Leadership Behaviors That Quietly Kill Sales Performance
The behaviors that do the most damage to sales performance rarely show up in a pipeline review. They show up in exit interviews.
The Blame Default
The most destructive executive pattern is attributing poor results entirely to the sales team without examining product fit, pricing, market conditions, or internal support gaps. When that happens, reps stop surfacing real pipeline problems — because honesty gets punished. Forecast accuracy deteriorates. Leadership starts making decisions on data that no longer reflects reality, and the gap widens.
The "We Do All the Work" Mentality
When executives or leaders from other departments publicly undervalue the sales function — treating it as order-taking rather than value creation — it signals to reps that their contribution isn't understood or respected. Motivation erodes. High performers start listening to recruiters.
Shifting Expectations Without Context
When targets, messaging, or strategy change without clear rationale, reps can't build momentum. Chronic role ambiguity drives disengagement faster than a missed quota ever will. In sales, it shows up as:
- Reduced activity levels on long-cycle opportunities
- Disengagement from accounts that require sustained effort
- Increasing reliance on low-risk, low-reward deals that can be closed quickly
Consistent executive communication — even when the news is difficult — is one of the cheapest performance investments available.
How to Adapt Your Leadership Style for Stronger Sales Results
No single leadership style works across all contexts. The best executives read their team's needs, the market environment, and the organizational stage — and adjust deliberately.
The Adaptive Leadership Framework
Match your style to the situation:
| Context | Recommended Style |
|---|---|
| Crisis or market disruption | More directive / transactional |
| Growth phase with experienced reps | Transformational |
| New team or recent hires | More structured / coaching-oriented |
| Strategic pivot or repositioning | Visionary |

A Self-Assessment Worth Running
Before assuming your current style fits, ask:
- What does my team need most right now — structure and clarity, inspiration and purpose, or development and coaching?
- How do I behave when a quarter goes badly? Does the team feel supported or blamed?
- How often do reps bring me real problems vs. curated good news? The answer reveals how psychologically safe they feel.
- Am I providing the coaching my managers need, or just holding them accountable for numbers?
Your answers point directly to where your leadership style needs to shift. Small, consistent changes in how you communicate expectations, recognize contributions, and handle underperformance compound over time — shaping the behavioral norms your team operates within. Get those norms right, and performance follows.
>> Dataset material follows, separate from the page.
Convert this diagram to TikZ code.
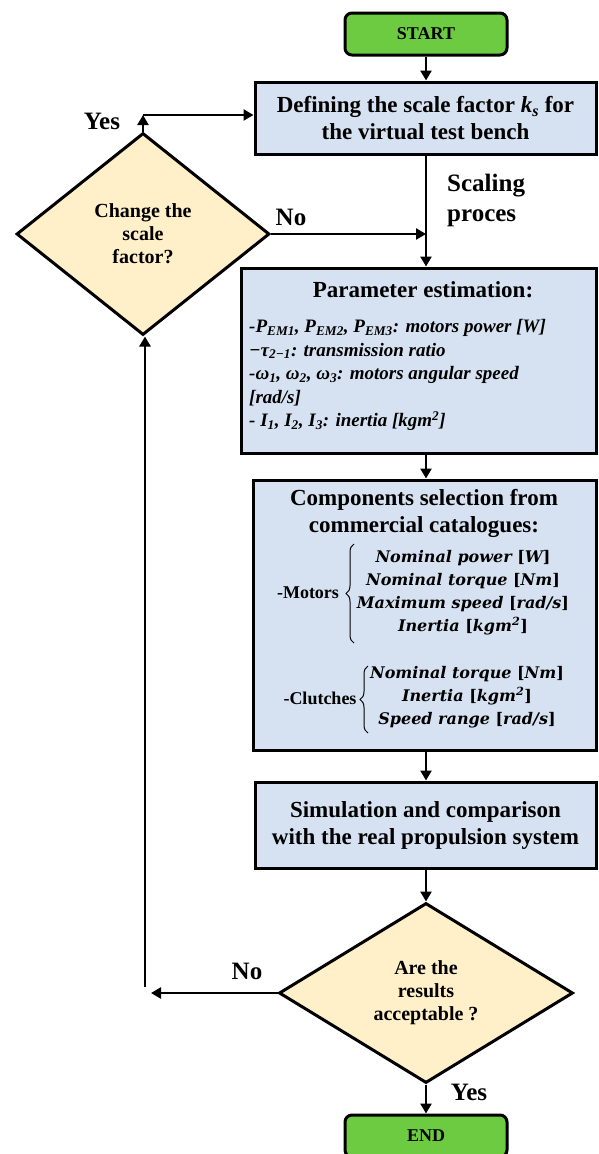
\documentclass[tikz,border=0pt]{standalone}
\usepackage{fontspec}
\setmainfont{Liberation Serif}
\newfontfamily\itemfont{DejaVu Serif}
\usetikzlibrary{shapes.geometric,arrows.meta,decorations.pathreplacing}
\definecolor{boxblue}{HTML}{D6E2F1}
\definecolor{termgreen}{HTML}{6CCB41}
\definecolor{decyellow}{HTML}{FFF0C9}
\begin{document}
\begin{tikzpicture}[x=1pt,y=-1pt,
  arr/.style={-{Triangle[length=10pt,width=11pt]}, line width=2.8pt},
  procbox/.style={draw, fill=boxblue, line width=3pt, inner sep=0pt, align=center},
  term/.style={draw, fill=termgreen, rounded corners=7pt, line width=3pt, minimum width=162pt, minimum height=42pt, inner sep=0pt, font=\fontsize{18}{20}\selectfont\bfseries},
  decis/.style={draw, diamond, fill=decyellow, line width=3pt, inner sep=0pt, align=center, font=\fontsize{20}{23}\selectfont\bfseries},
  lbl/.style={font=\fontsize{25}{30}\selectfont\bfseries, inner sep=0pt},
  boxtext/.style={font=\fontsize{23}{27}\selectfont\bfseries, align=center, inner sep=0pt},
  partext/.style={font=\fontsize{19}{23.5}\selectfont\bfseries\itshape, align=left, inner sep=0pt},
  itemtext/.style={font=\itemfont\fontsize{16}{23}\selectfont\bfseries\itshape, align=center, inner sep=0pt},
  grouptext/.style={font=\fontsize{18}{20}\selectfont\bfseries, inner sep=0pt},
  brc/.style={decorate, decoration={brace, amplitude=8pt}, line width=1pt}
]
\useasboundingbox (0,0) rectangle (598,1154);
\begin{scope}
\clip (0,0) rectangle (598,1154);
% nodes
\node[term] (start) at (426,34) {START};
\node[procbox, minimum width=341pt, minimum height=72pt] (def) at (425.5,118) {};
\node[boxtext] (deft) at (425.5,118) {Defining the scale factor \textit{k}\textsubscript{\textit{s}} for\\the virtual test bench};
\node[decis, minimum width=253pt, minimum height=202pt] (d1) at (143,234) {Change the\\scale\\factor?};
\node[procbox, minimum width=355pt, minimum height=185pt] (param) at (418.5,360.5) {};
\node[boxtext] (paramt) at (423,290) {Parameter estimation:};
\node[partext, anchor=west] (paraml) at (249,375) {-\textit{P}\textsubscript{\textit{EM}1}, \textit{P}\textsubscript{\textit{EM}2}, \textit{P}\textsubscript{\textit{EM}3}: motors power {[}W]\\
−τ\textsubscript{2−1}: transmission ratio\\
-ω\textsubscript{1}, ω\textsubscript{2}, ω\textsubscript{3}: motors angular speed\\
{[}rad/s]\\
- \textit{I}\textsubscript{1}, \textit{I}\textsubscript{2}, \textit{I}\textsubscript{3}: inertia {[}kgm\textsuperscript{2}]};
\node[procbox, minimum width=343pt, minimum height=270pt] (comp) at (424.5,615) {};
\node[boxtext] (compt) at (424,513.5) {Components selection from\\commercial catalogues:};
\node[grouptext] (mot) at (308,593) {-Motors};
\node[itemtext] (motl) at (463,592.5) {Nominal power {\upshape[}\textit{W}{\upshape]}\\Nominal torque {\upshape[}\textit{Nm}{\upshape]}\\Maximum speed {\upshape[}\textit{rad/s}{\upshape]}\\Inertia {\upshape[}\textit{kgm}\textsuperscript{2}{\upshape]}};
\node[grouptext] (clu) at (320,698) {-Clutches};
\node[itemtext] (clul) at (467,697) {Nominal torque {\upshape[}\textit{Nm}{\upshape]}\\Inertia {\upshape[}\textit{kgm}\textsuperscript{2}{\upshape]}\\Speed range {\upshape[}\textit{rad/s}{\upshape]}};
\coordinate (mb1) at (354,643); \coordinate (mb2) at (354,544);
\coordinate (cb1) at (368,733); \coordinate (cb2) at (368,666);
\draw[brc] (mb1) -- (mb2);
\draw[brc] (cb1) -- (cb2);
\node[procbox, minimum width=341pt, minimum height=86pt] (sim) at (425.5,825) {};
\node[boxtext] (simt) at (425.5,825) {Simulation and comparison\\with the real propulsion system};
\node[decis, minimum width=294pt, minimum height=180pt] (d2) at (426,993) {Are the\\results\\acceptable ?};
\node[term] (end) at (426,1136) {END};
% labels
\node[lbl] (yes1) at (102,121) {Yes};
\node[lbl] (no1) at (291,217) {No};
\node[lbl, anchor=west, align=left] (scal) at (447,200) {Scaling\\proces};
\node[lbl] (no2) at (247,971) {No};
\node[lbl] (yes2) at (469,1092) {Yes};
% connectors
\draw[arr] (start) -- (start |- def.north);
\draw[arr] (def.south -| start) -- (start |- param.north);
\draw[arr] (d1.east) -- (d1.east -| start);
\coordinate (yc) at (143,115);
\draw[arr] (d1.north) -- (yc);
\draw[arr] (yc) -- (yc -| def.west);
\draw[arr] (param.south -| start) -- (start |- comp.north);
\draw[arr] (comp.south -| start) -- (start |- sim.north);
\draw[arr] (sim.south -| start) -- (start |- d2.north);
\draw[arr] (d2) -- (end);
\coordinate (noend) at (151,993);
\draw[arr] (d2.west) -- (noend);
\coordinate (loopbot) at (145,987);
\draw[arr] (loopbot) -- (loopbot |- d1.south);
\end{scope}
\end{tikzpicture}
\end{document}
Get them wrong, and your best reps start looking elsewhere.
Building the Leadership Skills That Drive Sales Excellence
Adaptive leadership is a learnable skill set, not a fixed personality trait. The executives who consistently develop high-performing teams aren't just naturally better — they've invested in structured development, not just accumulated years of management experience.
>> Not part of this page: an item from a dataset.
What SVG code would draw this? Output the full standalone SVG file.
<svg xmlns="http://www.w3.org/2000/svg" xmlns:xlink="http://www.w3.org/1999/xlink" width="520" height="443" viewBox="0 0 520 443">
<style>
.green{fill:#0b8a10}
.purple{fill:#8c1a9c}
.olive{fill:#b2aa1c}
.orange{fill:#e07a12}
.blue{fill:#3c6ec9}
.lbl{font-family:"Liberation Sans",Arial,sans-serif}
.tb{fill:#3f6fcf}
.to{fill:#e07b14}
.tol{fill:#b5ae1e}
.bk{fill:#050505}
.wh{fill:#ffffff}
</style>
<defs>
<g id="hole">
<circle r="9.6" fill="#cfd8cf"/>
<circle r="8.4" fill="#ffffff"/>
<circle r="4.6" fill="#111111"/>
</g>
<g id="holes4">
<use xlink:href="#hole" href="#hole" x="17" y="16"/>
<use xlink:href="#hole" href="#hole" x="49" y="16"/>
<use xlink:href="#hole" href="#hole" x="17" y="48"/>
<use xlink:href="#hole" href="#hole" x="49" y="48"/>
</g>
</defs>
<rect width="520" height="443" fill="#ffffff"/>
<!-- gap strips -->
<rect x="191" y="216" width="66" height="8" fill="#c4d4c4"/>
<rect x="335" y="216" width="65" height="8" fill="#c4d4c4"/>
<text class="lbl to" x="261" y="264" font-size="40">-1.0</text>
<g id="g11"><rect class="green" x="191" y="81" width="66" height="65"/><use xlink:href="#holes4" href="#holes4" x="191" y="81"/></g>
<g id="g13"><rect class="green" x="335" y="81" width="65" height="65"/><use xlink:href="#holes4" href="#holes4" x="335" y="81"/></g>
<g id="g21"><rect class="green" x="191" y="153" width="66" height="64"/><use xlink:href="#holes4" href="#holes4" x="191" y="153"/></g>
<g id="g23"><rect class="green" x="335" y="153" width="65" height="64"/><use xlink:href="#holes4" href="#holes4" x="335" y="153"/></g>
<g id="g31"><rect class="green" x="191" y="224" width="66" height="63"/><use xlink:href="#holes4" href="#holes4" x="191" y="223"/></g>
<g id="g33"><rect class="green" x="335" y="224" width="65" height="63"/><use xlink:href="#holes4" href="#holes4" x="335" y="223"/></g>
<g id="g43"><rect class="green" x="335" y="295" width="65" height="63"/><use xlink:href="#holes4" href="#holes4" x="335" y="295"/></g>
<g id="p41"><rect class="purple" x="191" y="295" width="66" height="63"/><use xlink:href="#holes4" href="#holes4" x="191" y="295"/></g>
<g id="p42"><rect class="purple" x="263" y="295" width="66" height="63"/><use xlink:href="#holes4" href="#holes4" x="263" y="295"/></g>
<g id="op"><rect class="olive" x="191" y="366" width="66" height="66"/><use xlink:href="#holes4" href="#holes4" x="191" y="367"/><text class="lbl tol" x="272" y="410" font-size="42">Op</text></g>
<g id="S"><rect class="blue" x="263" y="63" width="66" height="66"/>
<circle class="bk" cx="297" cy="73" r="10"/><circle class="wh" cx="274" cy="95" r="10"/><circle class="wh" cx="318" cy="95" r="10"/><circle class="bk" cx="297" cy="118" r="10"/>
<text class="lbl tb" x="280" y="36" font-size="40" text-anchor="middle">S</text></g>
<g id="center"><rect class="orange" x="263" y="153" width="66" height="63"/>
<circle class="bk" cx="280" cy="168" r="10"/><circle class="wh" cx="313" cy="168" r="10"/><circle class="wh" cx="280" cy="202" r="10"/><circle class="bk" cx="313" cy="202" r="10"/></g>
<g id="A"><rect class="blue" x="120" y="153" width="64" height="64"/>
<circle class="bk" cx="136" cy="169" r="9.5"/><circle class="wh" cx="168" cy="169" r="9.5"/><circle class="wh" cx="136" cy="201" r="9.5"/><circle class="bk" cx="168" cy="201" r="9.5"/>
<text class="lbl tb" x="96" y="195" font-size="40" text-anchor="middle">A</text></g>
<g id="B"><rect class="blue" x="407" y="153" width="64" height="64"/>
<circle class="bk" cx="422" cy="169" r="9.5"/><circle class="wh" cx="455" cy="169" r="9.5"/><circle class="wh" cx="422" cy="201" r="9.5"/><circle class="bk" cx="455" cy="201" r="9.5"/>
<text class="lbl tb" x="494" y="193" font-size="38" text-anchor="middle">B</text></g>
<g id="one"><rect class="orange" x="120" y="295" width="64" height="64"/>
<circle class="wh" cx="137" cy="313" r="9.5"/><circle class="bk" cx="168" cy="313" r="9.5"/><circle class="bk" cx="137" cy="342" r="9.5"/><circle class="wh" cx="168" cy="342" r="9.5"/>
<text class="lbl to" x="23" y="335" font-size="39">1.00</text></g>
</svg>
Tim Carlisle's upcoming book PERFORM Leadership offers a practical framework rooted in more than three decades of real-world sales leadership across multiple industries and global markets. It's designed to help leaders translate internal clarity into external, measurable impact — a critical link in sales environments where leadership behavior shows up directly in revenue numbers.
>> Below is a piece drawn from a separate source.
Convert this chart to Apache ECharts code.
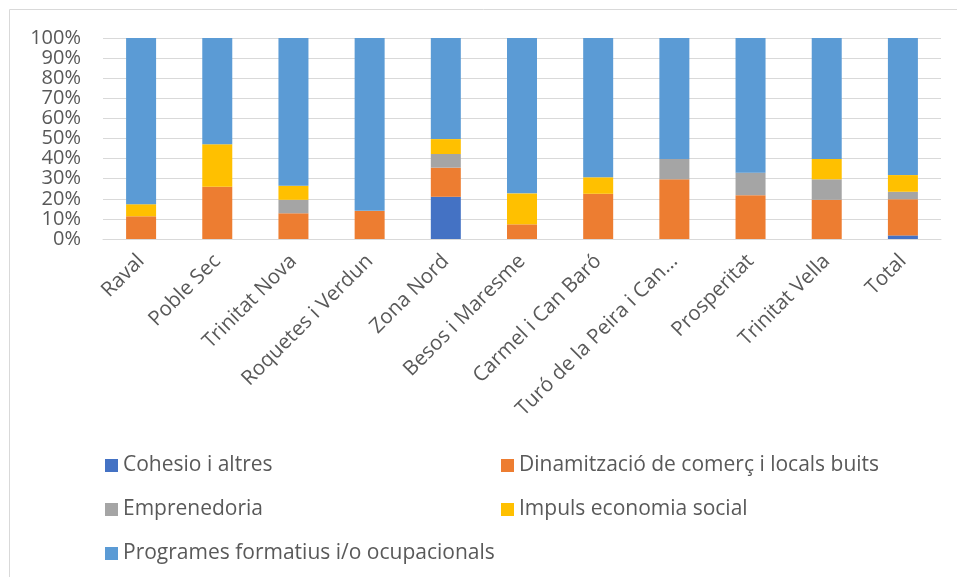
<!DOCTYPE html>
<html>
  <head>
    <meta charset="utf-8" />
    <title>ECharts</title>
    <script src="https://cdn.jsdelivr.net/npm/echarts@6/dist/echarts.min.js"></script>
    <style>
      html, body { margin: 0; padding: 0; background: #fff; }
    </style>
  </head>
  <body>
    <div id="main" style="width: 957px;height:577px;"></div>
    <script type="text/javascript">
      // barris
      var barris = ['Raval', 'Poble Sec', 'Trinitat Nova', 'Roquetes i Verdun', 'Zona Nord',
        'Besos i Maresme', 'Carmel i Can Baró', 'Turó de la Peira i Can...', 'Prosperitat',
        'Trinitat Vella', 'Total'];
      // percentatges per tipus (llegits del gràfic)
      var cohesio = [0, 0, 0, 0, 21, 0, 0, 0, 0, 0, 1.8];
      var dinamitzacio = [11.3, 26, 12.8, 14, 14.5, 7.3, 22.5, 29.7, 21.8, 19.5, 18];
      var emprenedoria = [0, 0, 6.7, 0, 6.8, 0, 0, 10.1, 11.2, 10.2, 3.7];
      var impuls = [6, 21.2, 7, 0, 7.4, 15.4, 8.2, 0, 0, 10.1, 8.3];
      var programes = [82.7, 52.8, 73.5, 86, 50.3, 77.3, 69.3, 60.2, 67, 60.2, 68.2];

      var noms = ['Cohesio i altres', 'Dinamització de comerç i locals buits', 'Emprenedoria',
        'Impuls economia social', 'Programes formatius i/o ocupacionals'];
      var colors = ['#4472C4', '#ED7D31', '#A5A5A5', '#FFC000', '#5B9BD5'];
      var valors = [cohesio, dinamitzacio, emprenedoria, impuls, programes];

      var font = 'Open Sans';
      var textColor = '#595959';

      var series = [];
      for (var i = 0; i < noms.length; i++) {
        series.push({
          type: 'bar',
          name: noms[i],
          stack: 'total',
          barWidth: 30,
          data: valors[i],
          itemStyle: { color: colors[i] }
        });
      }

      var legendStyle = {
        orient: 'vertical',
        icon: 'rect',
        itemWidth: 13,
        itemHeight: 13,
        itemGap: 23,
        textStyle: { color: textColor, fontSize: 21, fontFamily: font }
      };

      var myChart = echarts.init(document.getElementById('main'));
      var option = {
        color: colors,
        animation: false,
        graphic: [{
          type: 'rect',
          shape: { x: 9.5, y: 9.5, width: 970, height: 600 },
          style: { fill: 'none', stroke: '#d9d9d9', lineWidth: 1 }
        }],
        grid: {
          left: 103,
          right: 16,
          top: 38,
          bottom: 338
        },
        legend: [
          Object.assign({ left: 100, top: 450, data: [noms[0], noms[2], noms[4]] }, legendStyle),
          Object.assign({ left: 496, top: 450, data: [noms[1], noms[3]] }, legendStyle)
        ],
        xAxis: {
          type: 'category',
          data: barris,
          axisTick: { show: false },
          axisLine: { lineStyle: { color: '#d9d9d9', width: 1 } },
          axisLabel: {
            interval: 0,
            rotate: 45,
            margin: 19,
            color: textColor,
            fontSize: 20.5,
            fontFamily: font
          }
        },
        yAxis: {
          type: 'value',
          min: 0,
          max: 100,
          interval: 10,
          axisLine: { show: false },
          axisTick: { show: false },
          splitLine: { lineStyle: { color: '#d9d9d9', width: 1 } },
          axisLabel: {
            formatter: '{value}%',
            margin: 22,
            showMinLabel: true,
            showMaxLabel: true,
            color: textColor,
            fontSize: 20,
            fontFamily: font
          }
        },
        series: series
      };
      myChart.setOption(option);
    </script>
  </body>
</html>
Ascent Performance Trainings' Sales Leadership Development program gives executives a structured path built on 30+ years of global expertise across 75+ countries. The intensive two-day in-person format (with a separate 10-week Ascent Leadership Academy option) focuses on practical application from day one:
- Identifies your default leadership style through DISC and EQ assessments
- Builds coaching skills that transfer directly to team performance conversations
- Develops the performance culture that sustains results quarter over quarter
- Includes eight weeks of post-training reinforcement — weekly coaching and video touchpoints — so behavioral change actually sticks
Frequently Asked Questions
What leadership style is most effective for sales teams?
There is no single best style. Transformational leadership tends to produce the strongest long-term engagement and retention, but effective executives adapt based on team maturity, market conditions, and organizational stage. The most resilient sales organizations are led by executives who flex, not default.
How does executive behavior affect sales team morale?
Executives set the cultural tone through how they respond to missed targets, credit the team, and back up reps in internal conversations. Reps are highly attuned to these signals — consistent fairness and transparency build psychological safety, while blame and dismissiveness erode it fast.
What is the difference between transformational and transactional leadership in sales?
Transformational leaders develop and inspire reps toward long-term growth and purpose. Transactional leaders drive performance through target-reward systems. Both have a place, but over-reliance on transactional approaches tends to reduce intrinsic motivation and increase attrition when better offers appear.
How does executive-level leadership differ from manager-level leadership in its sales impact?
Executive leadership shapes culture, strategic alignment, and long-term performance trajectory — manager-level leadership drives daily results through coaching and real-time guidance. Both levels must be aligned, because even a strong culture from the top can't compensate for a broken manager relationship on the ground.
What are the warning signs that a leadership style is hurting sales performance?
Watch for:
- Rising voluntary turnover among top performers
- Declining pipeline transparency — reps only share good news
- Inconsistent results with no clear external cause
- A team culture where reps won't flag risks or ask for help
Can an executive change their leadership style?
Yes — with intentional effort, structured reflection, and the right development support. The most effective sales leaders evolved their approach through coaching, feedback, and formal training, not by relying on good intentions alone.